Lee acknowledges that passage will be an uphill struggle, especially as Democrats and the press chatter about the dangers of defaulting on fiscal obligations. But he firmly believes that the GOP can hold the line and win the argument.
“We are always hearing the Left, from the political establishment, that it would be catastrophic if we do not raise the debt limit,” Lee sighs. “I don’t mean to minimize the significance of that happening; it would create a lot of uncertainty and a lot of fear. But we have to remember that there are at least equal corresponding risks of raising it without putting anything else in place.”
Lee’s fight may be boosted by the incipient GOP presidential primary. One contender, former Minnesota governor Tim Pawlenty, has used the party’s debt-limit strategy as a test of GOP grit. “I really hope they don’t just set some vague targets and call it good and move on,” he said at a recent breakfast with reporters. “I hope and believe that they will stand tough on this debt-ceiling vote and use that as a way to force real meaningful and structural change.”
Senator DeMint, a conservative kingmaker, agrees. As Slate reports, DeMint told reporters at the first presidential debate late last week that he would not endorse any candidate who does not support a balanced-budget amendment as part of a debt-ceiling increase.

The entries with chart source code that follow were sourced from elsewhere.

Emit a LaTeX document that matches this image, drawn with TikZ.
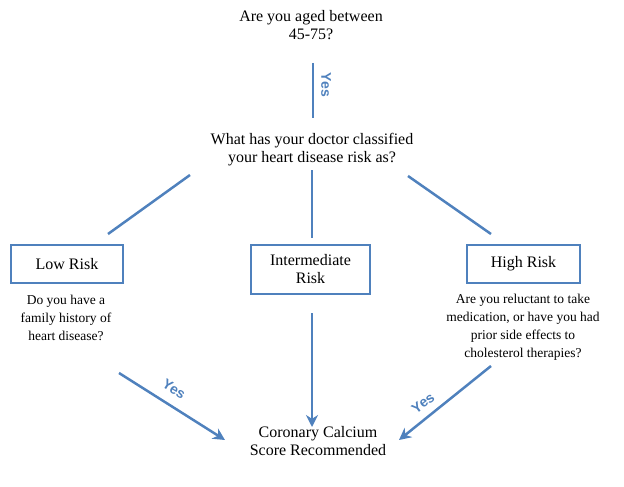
\documentclass[tikz,border=0pt]{standalone}
\usepackage{fontspec}
\setmainfont{Liberation Serif}
\newfontfamily\yesfont{Liberation Sans}
\usetikzlibrary{arrows.meta}
\definecolor{ln}{RGB}{79,129,189}
\begin{document}
\begin{tikzpicture}[x=1pt,y=-1pt,
  txt/.style={align=center,font=\fontsize{16}{18}\selectfont},
  small/.style={align=center,font=\fontsize{13.5}{18}\selectfont},
  box/.style={draw=ln,line width=1.2pt,minimum height=38pt,align=center,font=\fontsize{16}{18}\selectfont},
  con/.style={draw=ln,line width=2.5pt},
  arr/.style={con,-{Stealth[length=12pt,width=12pt]}},
  yes/.style={text=ln,inner sep=0pt,font=\yesfont\bfseries\fontsize{14}{16}\selectfont}]
\useasboundingbox (0,0) rectangle (624,487);
\node[txt] (q1) at (311,25) {Are you aged between\\45-75?};
\node[txt] (q2) at (312,150) {What has your doctor classified\\your heart disease risk as?};
\node[box,minimum width=112pt] (low) at (67,264) {Low Risk};
\node[box,minimum width=119pt,minimum height=49pt] (mid) at (310.5,269.5) {Intermediate\\Risk};
\node[box,minimum width=113pt] (high) at (523.5,264) {High Risk};
\node[small] (lq) at (66,318) {Do you have a\\family history of\\heart disease?};
\node[small] (hq) at (523,327) {Are you reluctant to take\\medication, or have you had\\prior side effects to\\cholesterol therapies?};
\node[txt] (res) at (318,441) {Coronary Calcium\\Score Recommended};
\coordinate (a1) at (313,63); \coordinate (a2) at (313,118);
\draw[con] (a1) -- (a2);
\node[yes,rotate=-90] (y1) at (326,85) {Yes};
\coordinate (l1) at (190,175); \coordinate (l2) at (108,234);
\coordinate (m1) at (312,170); \coordinate (m2) at (312,238);
\coordinate (r1) at (408,176); \coordinate (r2) at (491,234);
\draw[con] (l1) -- (l2);
\draw[con] (m1) -- (m2);
\draw[con] (r1) -- (r2);
\coordinate (b1) at (119,373); \coordinate (b2) at (225,440);
\coordinate (c1) at (312,313); \coordinate (c2) at (312,427);
\coordinate (d1) at (491,366); \coordinate (d2) at (399,440);
\draw[arr] (b1) -- (b2);
\draw[arr] (c1) -- (c2);
\draw[arr] (d1) -- (d2);
\node[yes,rotate=-32] (y2) at (174,389) {Yes};
\node[yes,rotate=37] (y3) at (423,403) {Yes};
\end{tikzpicture}
\end{document}
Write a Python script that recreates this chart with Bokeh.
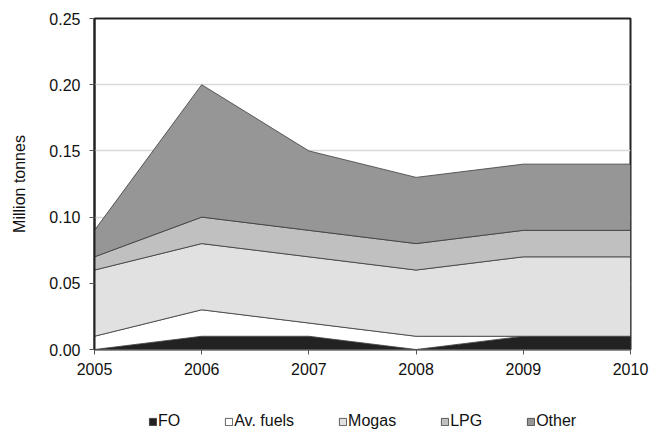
import numpy as np
from bokeh.plotting import figure
from bokeh.layouts import column
from bokeh.models import Range1d, FixedTicker, Legend, LegendItem, NumeralTickFormatter
from bokeh.embed import file_html
from bokeh.resources import INLINE

years = [2005, 2006, 2007, 2008, 2009, 2010]
series_names = ["FO", "Av. fuels", "Mogas", "LPG", "Other"]
fo = [0.00, 0.01, 0.01, 0.00, 0.01, 0.01]
av_fuels = [0.01, 0.02, 0.01, 0.01, 0.00, 0.00]
mogas = [0.05, 0.05, 0.05, 0.05, 0.06, 0.06]
lpg = [0.01, 0.02, 0.02, 0.02, 0.02, 0.02]
other = [0.02, 0.10, 0.06, 0.05, 0.05, 0.05]
colors = ["#222222", "#ffffff", "#e1e1e1", "#c0c0c0", "#969696"]
y_ticks = [0.0, 0.05, 0.10, 0.15, 0.20, 0.25]

FONT = "Liberation Sans"
FS = "16px"

p = figure(width=661, height=390, output_backend="svg", toolbar_location=None,
           x_range=Range1d(2005, 2010), y_range=Range1d(0, 0.25),
           min_border_left=94, min_border_right=31, min_border_top=18, min_border_bottom=41)

p.background_fill_color = "white"
p.border_fill_color = "white"
p.outline_line_color = "#222222"
p.outline_line_width = 2

p.xgrid.visible = False
p.ygrid.ticker = FixedTicker(ticks=y_ticks)
p.ygrid.grid_line_color = "#d9d9d9"
p.ygrid.grid_line_width = 1.5

x = np.array(years, dtype=float)
layers = [np.array(s) for s in (fo, av_fuels, mogas, lpg, other)]

def build_patches(fig):
    bottom = np.zeros(len(years))
    out = []
    for vals, col, name in zip(layers, colors, series_names):
        top = bottom + vals
        xs = list(x) + list(x[::-1])
        ys = list(top) + list(bottom[::-1])
        r = fig.patch(xs, ys, fill_color=col, line_color="#3a3a3a", line_width=0.8)
        out.append((name, r))
        bottom = top
    return out

build_patches(p)

# axes
p.yaxis.ticker = FixedTicker(ticks=y_ticks)
p.yaxis.formatter = NumeralTickFormatter(format="0.00")
p.yaxis.axis_label = "Million tonnes"
p.yaxis.axis_label_text_font = FONT
p.yaxis.axis_label_text_font_size = FS
p.yaxis.axis_label_text_font_style = "normal"
p.yaxis.axis_label_text_color = "#111111"
p.yaxis.axis_label_standoff = 18
p.yaxis.axis_line_color = "#222222"
p.yaxis.axis_line_width = 2
p.yaxis.major_tick_out = 5
p.yaxis.major_tick_in = 0
p.yaxis.minor_tick_out = 0
p.yaxis.minor_tick_in = 0
p.yaxis.major_tick_line_color = "#555555"
p.yaxis.major_label_text_font = FONT
p.yaxis.major_label_text_font_size = FS
p.yaxis.major_label_text_color = "#111111"
p.yaxis.major_label_standoff = 9

p.xaxis.ticker = FixedTicker(ticks=years)
p.xaxis.axis_line_color = "#555555"
p.xaxis.axis_line_width = 1
p.xaxis.major_tick_out = 5
p.xaxis.major_tick_in = 0
p.xaxis.minor_tick_out = 0
p.xaxis.major_tick_line_color = "#555555"
p.xaxis.major_label_text_font = FONT
p.xaxis.major_label_text_font_size = FS
p.xaxis.major_label_text_color = "#111111"
p.xaxis.major_label_standoff = 8

# legend strip (a separate figure below, legend only; its frame aligns with p's frame)
p2 = figure(width=661, height=40, output_backend="svg", toolbar_location=None,
            x_range=Range1d(0, 1), y_range=Range1d(10, 11),
            x_axis_type=None, y_axis_type=None,
            min_border_left=0, min_border_right=0, min_border_top=0, min_border_bottom=0)
p2.outline_line_color = None
p2.xgrid.visible = False
p2.ygrid.visible = False
leg_renderers = build_patches(p2)

legend = Legend(items=[LegendItem(label=n, renderers=[r]) for n, r in leg_renderers],
                orientation="horizontal", location=(54, 0),
                glyph_width=9, glyph_height=9, label_standoff=1, spacing=44,
                label_text_font=FONT, label_text_font_size=FS,
                label_text_color="#111111", border_line_color=None,
                background_fill_alpha=0, padding=0, margin=0)
legend.label_height = 16
p2.add_layout(legend, "center")

layout = column(p, p2, spacing=0)

open("out.html", "w").write(file_html(layout, INLINE))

Lee sees the political tides moving toward him. House conservatives, such those in the Republican Study Committee, are planning to make a similar push. Lee says that the debate within GOP circles is far from over, and that the hardest part is reassuring nervous members.
As he makes his case around the Capitol’s marble halls, Lee underscores that a debt showdown now would be preferable to a debt crisis later.
“The kinds of cuts that would inevitably become necessary if we entered into a Greece-like downward spiral, a full-blown debt crisis, would really affect the poor more severely than anyone,” Lee says. “It would require such an immediate, severe contraction of federal spending.”
Lee’s dogged pursuit of a balanced-budget amendment, however, faces hurdles inside the Senate GOP conference, where all senators support the proposal, but many are wary of using it as a bargaining chip.
Sen. Bob Corker (R., Tenn.) and Sen. Claire McCaskill (D., Mo.) recently proposed bipartisan legislation to cap federal spending levels at 20.6 percent of GDP. They are looking to tether their bill to the debt-ceiling vote, giving members of both parties another pinched-fist option.
Lee’s constitutional amendment, which restricts spending to 18 percent of GDP, suddenly has competition. Lee is adamant that his amendment must be the GOP’s condition for any debt-limit increase. “I am certain that it needs to be this,” he says.
While Lee applauds Corker’s work, he worries that statutory spending caps could be easily discarded in coming years, whereas a constitutional amendment would be arduous to pass but ultimately more effective. “You cannot bind Congress, statutorily, in a way that will survive for the long haul,” he says. “Congress could just repeal the parts that it finds the most onerous.”
Corker’s bill, Lee notes, is modeled after the Gramm-Rudman-Hollings Balanced Budget Act of 1985. “We have to remember that Gramm-Rudman-Hollings didn’t make it more than about five years before Congress essentially repealed it, watering it down, and then it eventually fell off of the map,” he says. “This is the wrong entrée into a debt-ceiling increase because it is not sufficiently permanent.”
Lee’s camp is ready to stand with him as the Senate GOP mulls its path forward. “I have always thought that if the debt ceiling comes up, we should use the vote as leverage to try to get some significant budgetary reform,” says Senator Paul. “To me, that would be an operative plan for balancing the budget in a definitive amount of time, or a balanced-budget amendment and actually passing it.”
— Robert Costa is a political reporter for National Review.